Another aspect to take into consideration, is the extent to which the Jews were not only physically, but morally annihilated. They were stripped of every dignity, humiliated and tormented. Gita Sereny uses the term "spiritual murder" to aptly describe the fate of the Jews.[12] The Holocaust had two purposes according to Fackenheim, "extermination and also maximum prior humiliation and torture,.......to 'punish' the 'Jewish devil' through humiliation and torture, was part of 'Aryan' salvation, perhaps it was all of it." The Nazis clearly saw the existence of the Jews as a crime in itself, punishable by humiliation, torture, and finally, death.[13]

Finally there is the question of non-utility. There appears to have been no arguably utilitarian purpose whatsoever in the annihilation of European Jewry. It is even plausible to say that the Nazis regarded the "extermination" of the Jews as of far greater importance, than the need to win the war.[14]

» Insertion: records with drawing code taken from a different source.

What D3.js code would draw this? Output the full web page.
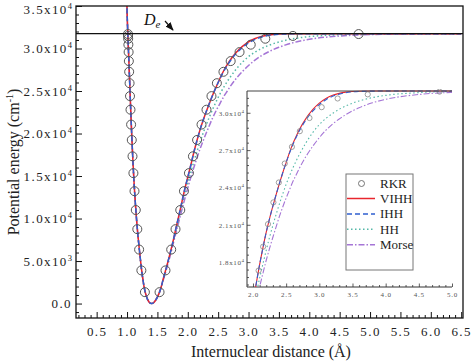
<!DOCTYPE html>
<html>
<head>
<meta charset="utf-8">
<script src="https://cdn.jsdelivr.net/npm/d3@7"></script>
<style>
body{margin:0;background:#fff}
text{font-family:"Liberation Serif","Times New Roman",serif}
</style>
</head>
<body>
<div id="chart"></div>
<script>
// ---- data ----
const De = 31750;

// RKR turning points (energy level, inner and outer distance)
const rkrE = [1340, 3900, 6350, 8750, 11000, 13220, 15340, 17320, 19240, 21050, 22800, 24400, 25920, 27260, 28520, 29580, 30450, 31150, 31480, 31700];
const rkrInner = [1.294, 1.236, 1.199, 1.169, 1.144, 1.123, 1.105, 1.090, 1.078, 1.067, 1.057, 1.049, 1.042, 1.035, 1.030, 1.026, 1.022, 1.019, 1.017, 1.016];
const rkrOuter = [1.535, 1.633, 1.727, 1.798, 1.876, 1.937, 2.019, 2.085, 2.153, 2.226, 2.308, 2.390, 2.479, 2.587, 2.706, 2.852, 3.036, 3.276, 3.730, 4.812];

// potential curves, sampled at rGrid
const rGrid = [0.99, 1.00, 1.01, 1.02, 1.03, 1.04, 1.05, 1.06, 1.07, 1.08, 1.09, 1.10, 1.12, 1.14, 1.16, 1.18, 1.20, 1.24, 1.28, 1.32, 1.36, 1.40,
  1.45, 1.50, 1.55, 1.60, 1.65, 1.70, 1.75, 1.80, 1.85, 1.90, 1.95, 2.00, 2.05, 2.10, 2.15, 2.20, 2.25, 2.30, 2.35, 2.40, 2.45, 2.50, 2.55, 2.60, 2.65, 2.70,
  2.80, 2.90, 3.00, 3.10, 3.20, 3.30, 3.40, 3.50, 3.60, 3.80, 4.00, 4.50, 5.00, 5.50, 6.00, 6.50];

const eVIHH = [38500, 34600, 32300, 30400, 28600, 26700, 24800, 22900, 21100, 19400, 17800, 16300, 13700, 11500, 9600, 7950, 6550, 3950, 2000, 820, 200, 0,
  190, 760, 1650, 3000, 4300, 5650, 7100, 8700, 10250, 11850, 13450, 14850, 16300, 17800, 19150, 20400, 21500, 22500, 23450, 24350, 25200, 26000, 26800, 27500, 28100, 28650,
  29550, 30250, 30780, 31150, 31400, 31560, 31660, 31710, 31735, 31748, 31750, 31750, 31750, 31750, 31750, 31750];
const eIHH = [38500, 34600, 32300, 30400, 28600, 26700, 24800, 22900, 21100, 19400, 17800, 16300, 13700, 11500, 9600, 7950, 6550, 3950, 2000, 820, 200, 0,
  190, 760, 1650, 3000, 4300, 5650, 7100, 8700, 10250, 11850, 13450, 14850, 16300, 17800, 19150, 20400, 21500, 22500, 23450, 24350, 25200, 26000, 26750, 27430, 28020, 28560,
  29440, 30130, 30660, 31050, 31320, 31500, 31610, 31680, 31715, 31740, 31748, 31750, 31750, 31750, 31750, 31750];
const eHH = [38500, 34600, 32300, 30400, 28600, 26700, 24800, 22900, 21100, 19400, 17800, 16300, 13700, 11500, 9600, 7950, 6550, 3950, 2000, 820, 200, 0,
  190, 760, 1640, 2950, 4200, 5500, 6900, 8400, 9900, 11350, 12800, 14150, 15450, 16700, 17850, 18950, 20000, 20950, 21850, 22700, 23500, 24250, 24920, 25550, 26120, 26650,
  27600, 28400, 29050, 29550, 29950, 30280, 30550, 30770, 30950, 31220, 31400, 31620, 31710, 31738, 31746, 31750];
const eMorse = [38500, 34600, 32300, 30400, 28600, 26700, 24800, 22900, 21100, 19400, 17800, 16300, 13700, 11500, 9600, 7950, 6550, 3950, 2000, 820, 200, 0,
  200, 790, 1660, 2850, 4050, 5350, 6750, 8150, 9550, 10950, 12300, 13600, 14850, 16000, 17100, 18150, 19100, 20000, 20850, 21700, 22450, 23150, 23800, 24450, 25000, 25550,
  26500, 27300, 28000, 28600, 29100, 29500, 29850, 30150, 30400, 30800, 31080, 31470, 31640, 31705, 31735, 31745];

// axes
const xDomain = [0.16, 6.53];
const yDomain = [-1700, 35000];
const xMajor = [0.5, 1.0, 1.5, 2.0, 2.5, 3.0, 3.5, 4.0, 4.5, 5.0, 5.5, 6.0, 6.5];
const yMajor = [0, 5000, 10000, 15000, 20000, 25000, 30000, 35000];
const insetXDomain = [1.91, 5.0];
const insetYDomain = [16000, De];
const insetXMajor = [2.0, 2.5, 3.0, 3.5, 4.0, 4.5, 5.0];
const insetYMajor = [18000, 21000, 24000, 27000, 30000];

const series = [
  {name: "Morse", values: eMorse, color: "#a575d6", dash: "6,2,1.5,2"},
  {name: "HH", values: eHH, color: "#55b8a8", dash: "1.5,2.5"},
  {name: "VIHH", values: eVIHH, color: "#e8262d", dash: null},
  {name: "IHH", values: eIHH, color: "#2f5fd0", dash: "5,3"}
];
const legendOrder = ["VIHH", "IHH", "HH", "Morse"];

// ---- drawing ----
const W = 474, H = 363;
const serif = '"Liberation Serif","Times New Roman",serif';
const svg = d3.select("#chart").append("svg").attr("width", W).attr("height", H);
svg.append("rect").attr("width", W).attr("height", H).attr("fill", "#fff");

const m = {left: 76, top: 6, right: 463, bottom: 318};
const x = d3.scaleLinear().domain(xDomain).range([m.left, m.right]);
const y = d3.scaleLinear().domain(yDomain).range([m.bottom, m.top]);

const defs = svg.append("defs");
defs.append("clipPath").attr("id", "clipMain").append("rect")
  .attr("x", m.left).attr("y", m.top).attr("width", m.right - m.left).attr("height", m.bottom - m.top);
defs.append("marker").attr("id", "arrow").attr("viewBox", "0 0 10 10")
  .attr("refX", 9).attr("refY", 5).attr("markerWidth", 7).attr("markerHeight", 7)
  .attr("orient", "auto").append("path").attr("d", "M0,1L10,5L0,9z").attr("fill", "#111");

const sup = (d) => {
  if (d === 0) return ["0.0", null];
  const e = Math.floor(Math.log10(d));
  return [(d / Math.pow(10, e)).toFixed(1) + "x10", String(e)];
};

// minor ticks main
const xMinor = d3.range(0.2, 6.55, 0.1).filter(v => !xMajor.some(t => Math.abs(t - v) < 1e-6));
const yMinor = d3.range(-1000, 35001, 1000).filter(v => v % 5000 !== 0);

const gxMinor = svg.append("g").attr("transform", `translate(0,${m.bottom})`)
  .call(d3.axisBottom(x).tickValues(xMinor).tickSizeInner(-3).tickSizeOuter(0).tickFormat(""));
const gyMinor = svg.append("g").attr("transform", `translate(${m.left},0)`)
  .call(d3.axisLeft(y).tickValues(yMinor).tickSizeInner(-3).tickSizeOuter(0).tickFormat(""));

const gx = svg.append("g").attr("transform", `translate(0,${m.bottom})`)
  .call(d3.axisBottom(x).tickValues(xMajor).tickSizeInner(-6).tickSizeOuter(0).tickPadding(9).tickFormat(d3.format(".1f")));
const gy = svg.append("g").attr("transform", `translate(${m.left},0)`)
  .call(d3.axisLeft(y).tickValues(yMajor).tickSizeInner(-6).tickSizeOuter(0).tickPadding(4));

[gxMinor, gyMinor, gx, gy].forEach(g => {
  g.select(".domain").remove();
  g.selectAll("line").attr("stroke", "#111").attr("stroke-width", 1);
});
[gx, gy].forEach(g => g.attr("font-family", serif).attr("font-size", 13));
gx.selectAll("text").attr("fill", "#222").attr("letter-spacing", 1.4);
gy.selectAll(".tick text").attr("fill", "#222").attr("letter-spacing", 1.4).each(function(d) {
  const t = d3.select(this), s = sup(d);
  t.text(null);
  if (d === yMajor[yMajor.length - 1]) t.attr("y", 3);   // top label sits a little lower
  t.append("tspan").text(s[0]);
  if (s[1]) t.append("tspan").attr("dy", -5).attr("font-size", 8.5).attr("letter-spacing", 0).text(s[1]);
});

// curves
const line = d3.line().x(d => x(d[0])).y(d => y(d[1])).curve(d3.curveMonotoneX);
const plot = svg.append("g").attr("clip-path", "url(#clipMain)");
series.forEach(s => {
  plot.append("path").datum(rGrid.map((r, i) => [r, s.values[i]]))
    .attr("d", line).attr("fill", "none").attr("stroke", s.color)
    .attr("stroke-width", 1.5).attr("stroke-dasharray", s.dash);
});

// De line
svg.append("line").attr("x1", m.left).attr("x2", m.right).attr("y1", y(De)).attr("y2", y(De))
  .attr("stroke", "#111").attr("stroke-width", 1.3);

// RKR points
const rkrPts = rkrE.map((e, i) => [rkrInner[i], e]).concat(rkrE.map((e, i) => [rkrOuter[i], e]));
plot.selectAll("circle.rkr").data(rkrPts).enter().append("circle")
  .attr("cx", d => x(d[0])).attr("cy", d => y(d[1])).attr("r", 4.5)
  .attr("fill", "none").attr("stroke", "#555").attr("stroke-width", 1);

// frame
svg.append("rect").attr("x", m.left).attr("y", m.top).attr("width", m.right - m.left).attr("height", m.bottom - m.top)
  .attr("fill", "none").attr("stroke", "#111").attr("stroke-width", 1.3);

// De label
const deText = svg.append("text").attr("x", 144).attr("y", 25).attr("font-size", 16).attr("font-style", "italic").attr("fill", "#111");
deText.append("tspan").text("D");
deText.append("tspan").attr("dy", 3).attr("font-size", 11).text("e");
svg.append("line").attr("x1", 165).attr("y1", 21).attr("x2", 173).attr("y2", 30)
  .attr("stroke", "#111").attr("stroke-width", 1.2).attr("marker-end", "url(#arrow)");

// axis titles
svg.append("text").attr("x", 271).attr("y", 357).attr("text-anchor", "middle")
  .attr("font-size", 16).attr("fill", "#222").text("Internuclear distance (Å)");
const yt = svg.append("text").attr("transform", "translate(19,162) rotate(-90)").attr("text-anchor", "middle")
  .attr("font-size", 16).attr("fill", "#222");
yt.append("tspan").text("Potential energy (cm");
yt.append("tspan").attr("dy", -6).attr("font-size", 10).text("-1");
yt.append("tspan").attr("dy", 6).text(")");

// ---- inset ----
const im = {left: 247, top: 91, right: 452, bottom: 287};
const xi = d3.scaleLinear().domain(insetXDomain).range([im.left, im.right]);
const yi = d3.scaleLinear().domain(insetYDomain).range([im.bottom, im.top]);
const inset = svg.append("g");
inset.append("rect").attr("x", im.left).attr("y", 89).attr("width", 211).attr("height", im.bottom - 89).attr("fill", "#fff");
defs.append("clipPath").attr("id", "clipInset").append("rect")
  .attr("x", im.left).attr("y", im.top - 2).attr("width", im.right - im.left).attr("height", im.bottom - im.top + 2);

const ixMinor = d3.range(2.0, 5.01, 0.1).filter(v => !insetXMajor.some(t => Math.abs(t - v) < 1e-6));
const iyMinor = d3.range(16200, De, 600).filter(v => v % 3000 !== 0);
const gix = inset.append("g").attr("transform", `translate(0,${im.bottom})`)
  .call(d3.axisBottom(xi).tickValues(insetXMajor).tickSizeInner(-3.5).tickSizeOuter(0).tickPadding(5).tickFormat(d3.format(".1f")));
const gixm = inset.append("g").attr("transform", `translate(0,${im.bottom})`)
  .call(d3.axisBottom(xi).tickValues(ixMinor).tickSizeInner(-2).tickSizeOuter(0).tickFormat(""));
const giy = inset.append("g").attr("transform", `translate(${im.left},0)`)
  .call(d3.axisLeft(yi).tickValues(insetYMajor).tickSizeInner(-3.5).tickSizeOuter(0).tickPadding(3));
const giym = inset.append("g").attr("transform", `translate(${im.left},0)`)
  .call(d3.axisLeft(yi).tickValues(iyMinor).tickSizeInner(-2).tickSizeOuter(0).tickFormat(""));
[gix, gixm, giy, giym].forEach(g => {
  g.select(".domain").remove();
  g.selectAll("line").attr("stroke", "#333").attr("stroke-width", 0.8);
});
[gix, giy].forEach(g => g.attr("font-family", serif).attr("font-size", 7));
gix.selectAll("text").attr("fill", "#555").attr("letter-spacing", 0.8);
giy.selectAll(".tick text").attr("fill", "#555").attr("letter-spacing", 0.6).each(function(d) {
  const t = d3.select(this), s = sup(d);
  t.text(null);
  t.append("tspan").text(s[0]);
  t.append("tspan").attr("dy", -3).attr("font-size", 5).attr("letter-spacing", 0).text(s[1]);
});
inset.append("line").attr("x1", im.left).attr("x2", im.left).attr("y1", im.top).attr("y2", im.bottom)
  .attr("stroke", "#333").attr("stroke-width", 1);
inset.append("line").attr("x1", im.left).attr("x2", im.right).attr("y1", im.bottom).attr("y2", im.bottom)
  .attr("stroke", "#333").attr("stroke-width", 1);

const lineI = d3.line().x(d => xi(d[0])).y(d => yi(d[1])).curve(d3.curveMonotoneX);
const iplot = inset.append("g").attr("clip-path", "url(#clipInset)");
series.forEach(s => {
  iplot.append("path").datum(rGrid.map((r, i) => [r, s.values[i]]))
    .attr("d", lineI).attr("fill", "none").attr("stroke", s.color)
    .attr("stroke-width", 1.1).attr("stroke-dasharray", s.dash);
});
inset.append("line").attr("x1", im.left).attr("x2", im.right).attr("y1", yi(De)).attr("y2", yi(De))
  .attr("stroke", "#444").attr("stroke-width", 1);
iplot.selectAll("circle.rkr").data(rkrE.map((e, i) => [rkrOuter[i], e]).filter(d => d[1] >= insetYDomain[0]))
  .enter().append("circle")
  .attr("cx", d => xi(d[0])).attr("cy", d => yi(d[1])).attr("r", 2.6)
  .attr("fill", "none").attr("stroke", "#888").attr("stroke-width", 0.8);

// legend
const lg = svg.append("g").attr("transform", "translate(346,174)");
lg.append("rect").attr("width", 67).attr("height", 96).attr("fill", "#fff").attr("stroke", "#777").attr("stroke-width", 1);
lg.append("circle").attr("cx", 15.5).attr("cy", 9.5).attr("r", 3).attr("fill", "none").attr("stroke", "#666").attr("stroke-width", 0.9);
lg.append("text").attr("x", 34).attr("y", 14).attr("font-size", 13).attr("fill", "#222").text("RKR");
legendOrder.forEach((name, i) => {
  const s = series.find(d => d.name === name);
  const cy = 24.5 + i * 15.4;
  lg.append("line").attr("x1", 1).attr("x2", 29).attr("y1", cy).attr("y2", cy)
    .attr("stroke", s.color).attr("stroke-width", 1.5).attr("stroke-dasharray", s.dash);
  lg.append("text").attr("x", 34).attr("y", cy + 4.5).attr("font-size", 13).attr("fill", "#222").text(name);
});
</script>
</body>
</html>
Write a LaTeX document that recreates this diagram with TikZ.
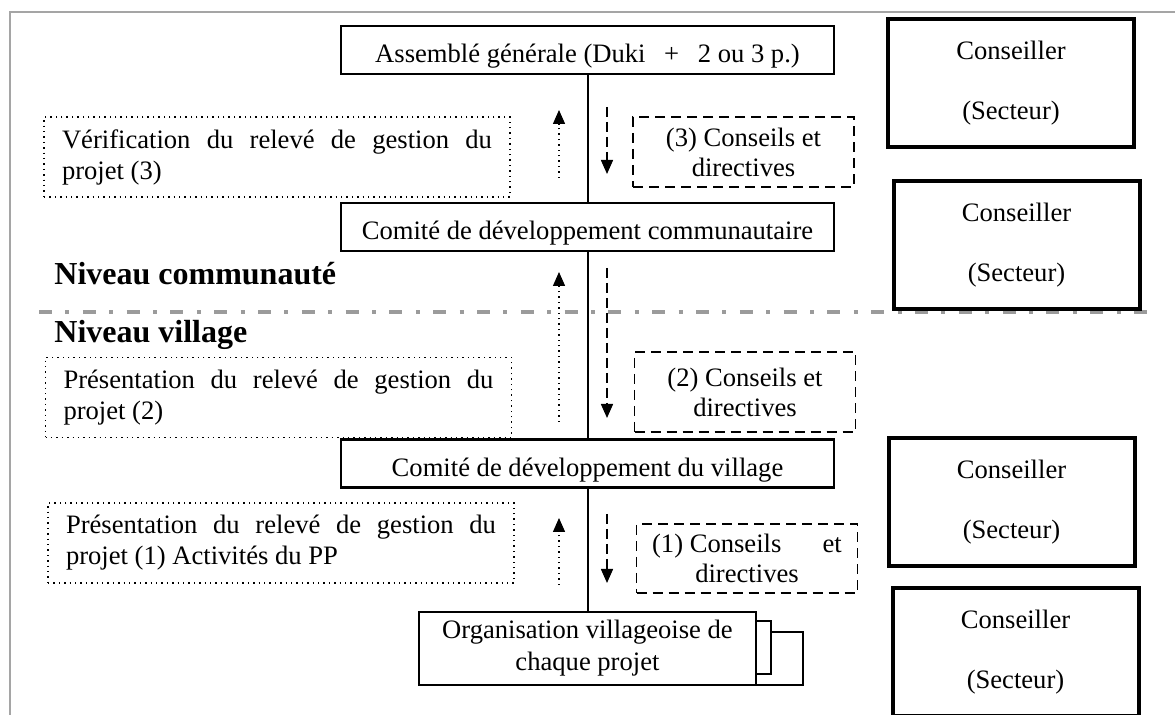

All these different factors, when taken together, enable the study of the uniqueness of the Holocaust, and do in fact make it unique. However, these are aspects of evil particular to the Holocaust, and needless to say, other examples of human inhumanity or evil, contain different aspects of evil. Thus, returning to the question of importance, it is not plausible to place examples of evil on a scale of importance, "simply on account of a difference between (them) regarding some aspect of evil."[15]


Footnotes

[1]Primo Levi Shema.

[2] Jaspers 1953, 149

[3]

Kenneth Seeskin "What Philosophy Can and Cannot Say About Evil", in Echoes from the Holocaust, (ed) A. Rosenberg and G.E. Myers, Ch.3 pp91-105, Temple University Press 1988

[4]

Richard Rubenstein, Religion and the origins of the death camps: A psychoanalytic interpretation, in After Auschwitz, radical theology and contemporary Judaism, Ch 1 pp 1-47. Macmillam Publishing Company, New York.

[5] Yehuda Bauer, The Holocaust in Historical Perspective, Seattle: University of Washington Press, 1980.

[6] Raphael Lemkin, Axis Rule in Occupied Europe, New York: Howard Fertig, 1973, p79.

[7]

Michael Ignatieff, Blood and Belonging: Journeys into the New Nationalism, p 151. Vintage 1994, Great Britain.

[8]

Kenneth Seeskin, "Chapter 3: What Philosophy Can and Cannot Say About the Holocaust," in A Rosenberg and G E Myers, eds., Echoes from the Holocaust, Philadelphia: Temple University Press, 1988, pp91-105.

[9]

Emile L. Fackenheim, "The Holocaust and Philosophy," The Journal of Philosophy, (October 1985), 82: 505.

[10] Zygmunt Bauman, Modernity and the Holocaust, Cambridge: Polity, 1989, pp12-13.

[11]

Richard Rubenstein, Religion and the Origins of the Death Camps: A Psychoanalytic Interpretation, in After Auschwitz, Radical Theology and Contemporary Judaism, p1.

[12] Gita Sereny, Into That Darkness: From Mercy Killing to Mass Murder, p 101, London: Deutsch 1974.

[13]

Emile L. Fackenheim, "The Holocaust and Philosophy ," p 508.

[14]

Hannah Arendt, Social Science Techniques and the Study of Concentration Camps, Ch 18 in Echoes from the Holocaust, p 366

[15]

Laurence Mordekhai Thomas, Vessels of Evil: American Slavery and the Holocaust, p 8. Philadelphia: Temple University Press 1993.